A Stone's Throw

practice your aim. you never know when you'll spy 2 birds at once.

Saturday, October 15, 2005

The Completion of Dublin

Oct 14, Dublin

Long days. That's really the life you have to embrace as a traveler. Getting up at the movement of others as the sun rises, traffic roars to life, construction crews begin thier battering of the road. Finding your way through the cobweb of your head as you blunder through your travel bag and sort out your compacted life before you head out into the whirlwind of the day. Wandering strange cities without quality knowledge of where you are going, not knowing where your next meal will be, or perhaps even where you will bed down for the night. Planning day trips, managing long-term trips, figuring finances. Then finding your way to the evening meal and to bed, or whatever repose you enjoy.

And then, repeat. And again. And again.

Today finds me on a bus for the southwest. I have a town in mind, but what you plan doesn't always work the way you think it should, or in fact will.

The remainder of Dublin was spent wandering through any part I hadn't seen in the first few days.

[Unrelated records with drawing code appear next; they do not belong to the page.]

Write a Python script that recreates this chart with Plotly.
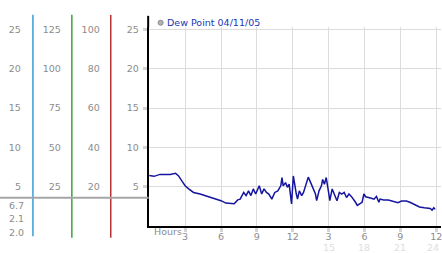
import plotly.graph_objects as go

# ---------------- data ----------------
hours = [0.0, 0.4, 0.9, 1.35, 1.75, 2.2, 2.45, 2.75, 3.0, 3.3, 3.7, 4.25, 4.8, 5.35, 5.9,
         6.0, 6.4, 6.8, 7.1, 7.4, 7.6, 7.9, 8.1, 8.3, 8.5, 8.7, 8.9, 9.2, 9.4, 9.6, 9.8,
         10.0, 10.25, 10.5, 10.75, 11.0, 11.1, 11.2, 11.4, 11.55, 11.7, 11.9, 12.05, 12.3,
         12.4, 12.55, 12.75, 12.9, 13.15, 13.3, 13.5, 13.7, 13.9, 14.0, 14.2, 14.4, 14.5,
         14.65, 14.8, 15.0, 15.1, 15.3, 15.5, 15.7, 15.9, 16.1, 16.3, 16.5, 16.7, 16.9,
         17.25, 17.4, 17.6, 17.8, 17.95, 18.1, 18.5, 18.8, 19.0, 19.2, 19.3, 19.6, 20.0,
         20.4, 20.8, 21.1, 21.5, 21.8, 22.2, 22.6, 23.0, 23.5, 23.65, 23.8, 23.9]
dew_point = [6.4, 6.3, 6.55, 6.5, 6.55, 6.7, 6.35, 5.65, 5.1, 4.7, 4.25, 4.05, 3.8, 3.55, 3.3,
             3.2, 2.9, 2.85, 2.8, 3.3, 3.4, 4.25, 3.85, 4.45, 3.85, 4.7, 4.05, 5.1, 4.05, 4.7, 4.25,
             4.05, 3.4, 4.25, 4.45, 5.1, 6.15, 5.1, 5.5, 4.9, 5.3, 2.8, 6.35, 4.05,
             3.4, 4.45, 3.85, 4.25, 5.7, 6.2, 5.5, 4.7, 4.05, 3.2, 4.45, 5.1, 5.9,
             5.3, 6.15, 4.25, 3.2, 4.7, 3.85, 3.2, 4.25, 4.05, 4.25, 3.6, 4.05, 3.75,
             3.0, 2.6, 2.8, 3.0, 4.05, 3.7, 3.55, 3.4, 3.75, 3.0, 3.4, 3.3, 3.3,
             3.15, 2.95, 3.15, 3.15, 3.0, 2.75, 2.4, 2.3, 2.2, 2.0, 2.3, 2.1]

series_name = "Dew Point 04/11/05"
y_ticks = [5, 10, 15, 20, 25]
y_ticks_col2 = [25, 50, 75, 100, 125]
y_ticks_col3 = [20, 40, 60, 80, 100]
x_ticks = [3, 6, 9, 12, 15, 18, 21, 24]
x_ticktext = ["3", "6", "9", "12", "3", "6", "9", "12"]
x_ticks_24h = [15, 18, 21, 24]
stats_labels = ["6.7", "2.1", "2.0"]

# ---------------- layout helpers ----------------
W, H = 442, 253
def px(x):
    return x / W
def py(y):
    return 1 - y / H

FONT = "DejaVu Sans"
GREY = "#8c8c8c"
tickfont = dict(family=FONT, size=9.5, color=GREY)

fig = go.Figure()
fig.add_trace(go.Scatter(x=hours, y=dew_point, mode="lines",
                         line=dict(color="#1414a0", width=1.5),
                         showlegend=False, hoverinfo="skip"))

ydom = [py(225.5), py(24.4)]
yr = [0, 25.3]

fig.update_layout(
    width=W, height=H,
    margin=dict(l=0, r=0, t=0, b=0),
    paper_bgcolor="white", plot_bgcolor="white",
    showlegend=False,
    xaxis=dict(domain=[px(149), 1], range=[-0.05, 24.4],
               tickvals=x_ticks, ticktext=x_ticktext,
               showgrid=True, gridcolor="#dcdcdc", gridwidth=1,
               showline=True, linecolor="black", linewidth=2,
               ticks="outside", ticklen=4, tickwidth=3, tickcolor="#d4d4d4",
               tickfont=tickfont, zeroline=False, ticklabelstandoff=-3,
               ticklabeloverflow="allow"),
    yaxis=dict(domain=ydom, range=yr, tickvals=y_ticks,
               showgrid=True, gridcolor="#dcdcdc", gridwidth=1,
               showline=True, linecolor="black", linewidth=2,
               ticks="outside", ticklen=4, tickwidth=3, tickcolor="#d4d4d4",
               tickfont=tickfont, zeroline=False, ticklabelstandoff=2),
    yaxis2=dict(overlaying="y", anchor="free", position=px(33), side="left",
                range=yr, tickvals=y_ticks, showgrid=False, showline=False,
                ticks="", tickfont=tickfont, zeroline=False, ticklabelstandoff=12),
    yaxis3=dict(overlaying="y", anchor="free", position=px(72), side="left",
                range=[yr[0] * 5, yr[1] * 5], tickvals=y_ticks_col2, showgrid=False,
                showline=False, ticks="", tickfont=tickfont, zeroline=False,
                ticklabelstandoff=11),
    yaxis4=dict(overlaying="y", anchor="free", position=px(111), side="left",
                range=[yr[0] * 4, yr[1] * 4], tickvals=y_ticks_col3, showgrid=False,
                showline=False, ticks="", tickfont=tickfont, zeroline=False,
                ticklabelstandoff=11),
)

# attach empty traces so the extra axes render
for ya in ["y2", "y3", "y4"]:
    fig.add_trace(go.Scatter(x=[None], y=[None], yaxis=ya, showlegend=False,
                             hoverinfo="skip"))

shapes = []
# colored scale lines
for xpos, col, ybot in [(33, "#3a9fd6", 236), (72, "#3aa23a", 237.5), (111, "#b83232", 237.5)]:
    shapes.append(dict(type="line", xref="paper", yref="paper",
                       x0=px(xpos), x1=px(xpos), y0=py(12), y1=py(ybot),
                       line=dict(color=col, width=1.5)))
# grey horizontal separator
shapes.append(dict(type="line", xref="paper", yref="paper",
                   x0=0, x1=px(149), y0=py(197), y1=py(197),
                   line=dict(color="#a6a6a6", width=2)))
# black axis extension above plot
shapes.append(dict(type="line", xref="paper", yref="paper",
                   x0=px(148.5), x1=px(148.5), y0=py(13), y1=py(25),
                   line=dict(color="black", width=2)))
# legend marker
shapes.append(dict(type="circle", xref="paper", yref="paper",
                   x0=px(158.5), x1=px(163.5), y0=py(22.5), y1=py(17.5),
                   fillcolor="#b4b4b4", line=dict(color="#888888", width=1)))
fig.update_layout(shapes=shapes)

annotations = []
annotations.append(dict(text=series_name, xref="paper", yref="paper",
                        x=px(165), y=py(20), xanchor="left", yanchor="middle",
                        showarrow=False, font=dict(family=FONT, size=9.5, color="#2036b4")))
annotations.append(dict(text="Hours", xref="paper", yref="paper",
                        x=px(152), y=py(231), xanchor="left", yanchor="middle",
                        showarrow=False, font=tickfont))
for xv in x_ticks_24h:
    annotations.append(dict(text=str(xv), xref="x", yref="paper",
                            x=xv, y=py(247), xanchor="center", yanchor="middle",
                            showarrow=False, xshift=(-3 if xv == 24 else 0),
                            font=dict(family=FONT, size=9.5, color="#dedede")))
for i, s in enumerate(stats_labels):
    annotations.append(dict(text=s, xref="paper", yref="paper",
                            x=px(26), y=py(205 + 13.5 * i), xanchor="right",
                            yanchor="middle", showarrow=False, font=tickfont))
fig.update_layout(annotations=annotations)

fig.write_html("out.html")
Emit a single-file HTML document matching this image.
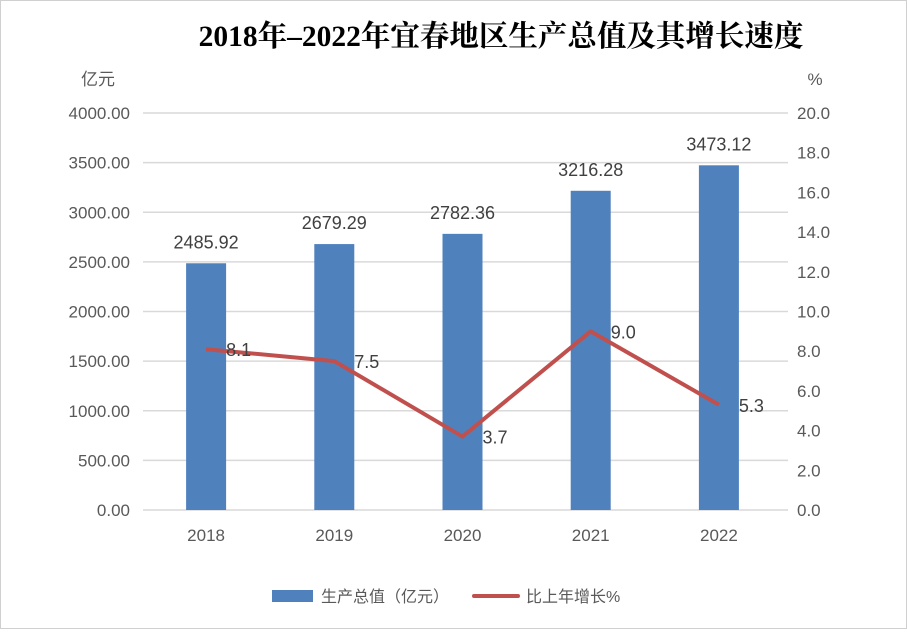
<!DOCTYPE html>
<html><head><meta charset="utf-8"><style>
body{margin:0;background:#fff}
svg text{font-family:"Liberation Sans","Noto Sans CJK SC",sans-serif}
</style></head><body>
<svg width="907" height="629" xmlns="http://www.w3.org/2000/svg">
<rect x="0.5" y="0.5" width="906" height="628" fill="#fff" stroke="#d0d0d0"/>
<text x="501" y="46" text-anchor="middle" font-size="29.5" font-weight="bold" style="font-family:'Liberation Serif','Noto Serif CJK SC',serif" fill="#000">2018年–2022年宜春地区生产总值及其增长速度</text>
<text x="98" y="85" text-anchor="middle" font-size="17" fill="#595959">亿元</text>
<text x="815" y="85" text-anchor="middle" font-size="17" fill="#595959">%</text>
<g id="grid"></g><g id="bars"></g><g id="line"></g><g id="labels"></g>
<rect x="272" y="590" width="41" height="12" fill="#4f81bd"/>
<text x="321" y="602" font-size="16" fill="#595959">生产总值（亿元）</text>
<line x1="474" y1="596" x2="518" y2="596" stroke="#c0504d" stroke-width="4" stroke-linecap="round"/>
<text x="526" y="602" font-size="16" fill="#595959">比上年增长%</text>
</svg>
<script>
const categories=["2018","2019","2020","2021","2022"];
const gdpValues=[2485.92,2679.29,2782.36,3216.28,3473.12];
const growthValues=[8.1,7.5,3.7,9.0,5.3];
const leftTicks=[0,500,1000,1500,2000,2500,3000,3500,4000];
const rightTicks=[0,2,4,6,8,10,12,14,16,18,20];
const NS="http://www.w3.org/2000/svg";
const x0=142,x1=783,gx1=788,y0=510,y1=113;
const bw=(x1-x0)/categories.length;
const yL=v=>y0-(v/4000)*(y0-y1);
const yR=v=>y0-(v/20)*(y0-y1);
const xC=i=>x0+bw*(i+0.5);
function mk(tag,attrs,parent,text){const e=document.createElementNS(NS,tag);for(const k in attrs)e.setAttribute(k,attrs[k]);if(text!==undefined)e.textContent=text;document.getElementById(parent).appendChild(e);return e;}
leftTicks.forEach(t=>{
 const l=mk('line',{x1:143,x2:gx1,y1:yL(t),y2:yL(t),stroke:'#d9d9d9','stroke-width':1.5},'grid');
 
 
 const tx=mk('text',{x:130,y:yL(t)+6,'text-anchor':'end','font-size':17,fill:'#595959'},'grid',t.toFixed(2));
 
 
});
rightTicks.forEach(t=>{
 const tx=mk('text',{x:797,y:yR(t)+6,'font-size':17,fill:'#595959'},'grid',t.toFixed(1));
 
 
});
categories.forEach((c,i)=>{
 const tx=mk('text',{x:xC(i),y:541,'text-anchor':'middle','font-size':17,fill:'#595959'},'grid',c);
 
 
 const b=mk('rect',{x:xC(i)-20,y:yL(gdpValues[i]),width:40,height:y0-yL(gdpValues[i]),fill:'#4f81bd'},'bars');
 
 
 const bl=mk('text',{x:xC(i),y:yL(gdpValues[i])-15,'text-anchor':'middle','font-size':18,fill:'#404040'},'labels',gdpValues[i].toFixed(2));
 
 
 const ll=mk('text',{x:xC(i)+20,y:yR(growthValues[i])+7,'font-size':18,fill:'#404040'},'labels',growthValues[i].toFixed(1));
 
 
});
const p=mk('polyline',{points:growthValues.map((v,i)=>xC(i)+','+yR(v)).join(' '),fill:'none',stroke:'#c0504d','stroke-width':4,'stroke-linejoin':'round'},'line');


</script>
</body></html>
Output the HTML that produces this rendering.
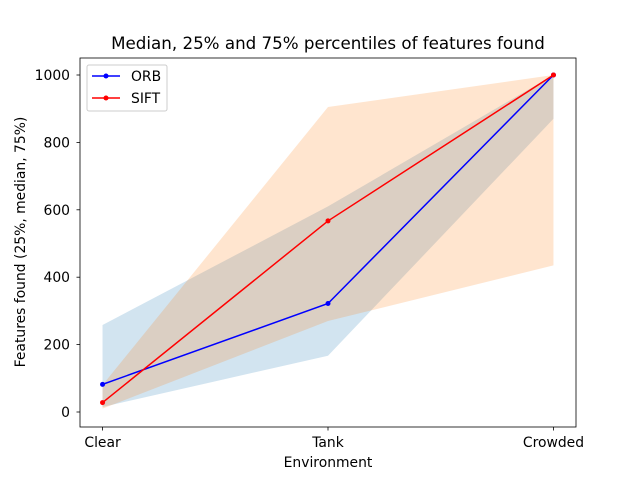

Visiting places like the Garden of Remembrance, Dublin Castle, St Werburgh, a corner bar that my friend and I exited quickly after a run in with a too-friendly local, St. Stephen's Green, the National History Museum (which sorely needs to update its displays - most of them are animals that were taxidermied in the 1890's).

The National Art Museum was especially wonderful. Huge, as museum's tend to be, and rather unmapped, which is a key hobby of the Irish - not mapping anything properly, it took awhile to get around, but once the Magellan instinct cut in, all was grand. We found paintings by the likes of Vermeer, Rembrandt, Poussin, Titian (way over-rated), and Paninni, who in addition to epic paintings appartently made a fine grilled sandwich.

Of course no trip to Dublin can be complete without checking out Trinity College and the Book of Kells. No artistic expression has ever impressed me more than it. The absolutely laborous detail that went into each page is astounding. I tried to take a picture, but security I found is quite against that, but to thier credit they were extremely potite about it.

And then there was Rathmines. A place I was told of thousands of miles away, a place people in Dublin seemed not to know, a place that was literally off the published maps of Dublin. Mythical Rathmines. It took an hour to walk to where we finally found a person who knew what we sought and helped narrow our search. And as was told before, so it was true. Rathmines was exactly how good old Mick Carmody said it was going to be. Brad is witness.

Speaking of, it was an unfortunate moment when Brad had to catch a plane, but such is the way of the road. I am sure we shall adventure again.

And so, after another day of loping around Dublin, I decided to slip my cable and get outta dodge. I may have stayed longer, but my hostel was too overrun with hygene-challenged Poles to bear the idea of another night.